For a time, some used "he or she" (perhaps some still do) to avoid offending activists, and others tried the use of "one," though most attempts were awkward.
Incidentally, "gender" referred to words, and "sex" referred to people and animals. In other words, forms used to collect personal information always requested "sex" (M or F), never "gender." I don't recall when that change occurred, but probably sometime in the 90s.
I'm not trying to incite anyone, just observing that using "gender" to refer to living beings and substituting "he or she" or "she" or "one" or other constructions for the "universal he / men" are very recent phenomena, forty years or less.
> "He" (and "men" rather than "people" or "humanity" or other substitutes) was the "neutral" or "collective" or "universal" pronoun of the English language until very recently.

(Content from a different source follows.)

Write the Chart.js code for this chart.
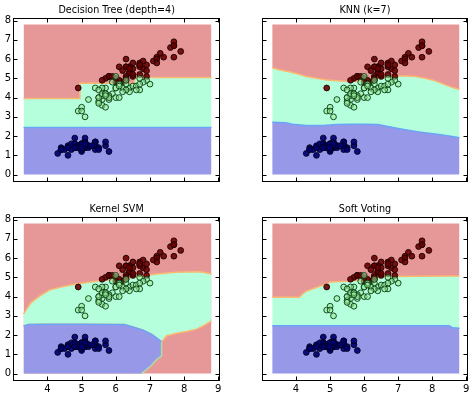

For what it's worth, and without meaning to argue with the claim about common useage, E. Nesbit, who wrote (at least) in the very early 20th century (a quick Google shows me her "5 children and It" was published in 1902), already used the jarring-to-me but eminently logical 'it' as a gender-neutral pronoun.
I agree that's not a good implication to make. The question was about understanding why the editorial comment would be made at all at the time, what the motivation for it was, and why the supposed reasoning for using the pronoun was the user being in a particular environment and time instead of the simpler explanation of pronoun tradition. A plausible candidate would be the ideological battles for the correct usage of pronouns that I've seen in my own adulthood, which isn't to say all ideological issues are bad for being ideological.
> As a check on his aptitude, a serious-minded student will take courses in several different departments to find out in what field he can do the best work. This is quite distinct from finding out where he can get the best grades...
edit: wording
Interesting, "[...] in what field he can do the best work" is given as the prime criterion, and not "in what field he can earn the most money" which is given a lot of value today.
Arguably, doing the "best work" leads to financial reward, but focus on the latter inevitably sabotages the former. What a strange paradox!
If you really want to study physics, and you don't want to get a degree, this is about as good as it gets.